Benjamin looks sternly at Henry. “Would you like to explain?”

The table is now full of elaborate dishes and the honey-glazed ham looks divine. I’m starving and given how much I’ve had to drink, I know the best thing for me to do is eat. It will also buy me some time while I try to figure out how to explain why I’m worried about my apartment without mentioning my father. “I’ll tell you everything after dinner,” I say. “Everything smells delicious. Let’s eat.”

The sense of dread stays with me as I methodically bite, chew, and swallow my Christmas dinner. I’m unable to taste a thing because all of my senses are overwhelmed by the terrifying thought that my father has broken into my apartment. What if Tiny and Little ran away? The thought of them out in the snow makes my head pound and I can’t stop myself from saying, “Excuse me, Mayor Ryan, I’m sorry to trouble you.”

“What is it, Sydney?” he says looking concerned.

“Would it be a big deal for you to ask a patrol car to pass by my building?” I ask in a shaky voice. “Just to see if anything looks unusual, or if there happens to be a blue sedan with a dented door parked on the street?”

“Of course not, dear,” he says. “C’mon with me to the living room and we’ll make some calls.”

I sink into one of the leather sofas beside Mayor Ryan and give him my address.

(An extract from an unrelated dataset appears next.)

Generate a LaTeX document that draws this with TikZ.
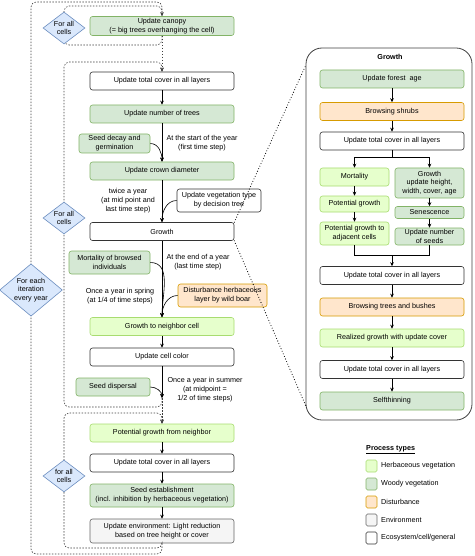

After he calls the police, he tells me I look pale. “Can I bring you a glass of water?” he asks. “Would you like to talk about what’s troubling you?”

“Actually, I think I’ll go upstairs to rest a bit,” I say. “Please let everyone know that I’m fine. I just need a few minutes of quiet.” I thank Mayor Ryan for his help.

“I’ll let you know if there’s any news,” he says.

“Great,” I say and scurry upstairs to the guest room.

I take my shoes off as soon as I get to the Persian rug in the hallway. In the guest room I dig through my backpack hoping to find a painkiller for my throbbing head. No luck. The bottle of Chardonnay still sitting there reminds me of my Christmas gift to Henry. I’ve made him some very gratuitous offers, and with the way I feel now, I’m not sure I can own up to a single one of them. I climb into the bed fully dressed, slide in deep beneath the covers, put a pillow over my head, and hide from the world just the way my cats do. Please be OK, kitties. Please finish dinner quickly, Henry, so I can ask you to drive me home.

After everything that’s happened in the last few days, I have an overwhelming yearning for my old life, the days before sexting with Professor Sparling, before fucking Henry, before my father began prowling through the cold, dark Addison nights. When it was just my cats and me, I had things figured out. I was entirely depressed, but at least I had my shit together. I was making progress on coming to terms with who I am in the world, and in my personal essay, I was able to articulate my feelings about my mother and the way I believe she perceives me. I know I will always be my mother’s crisis. Carrying me in her womb was like having her assailant inside of her, and because of me she is permanently bound to her rapist. Although none of these things is my fault, I am consciously aware that no matter how good I am in this world, I will always repulse her. My mother will never look at me without seeing evil, and I can’t blame her. I’m an extension of him. But after all the years of mourning my identity, I’ve started getting closer to a place I dream of, where I don’t think of myself as part him or part her. I’m just me.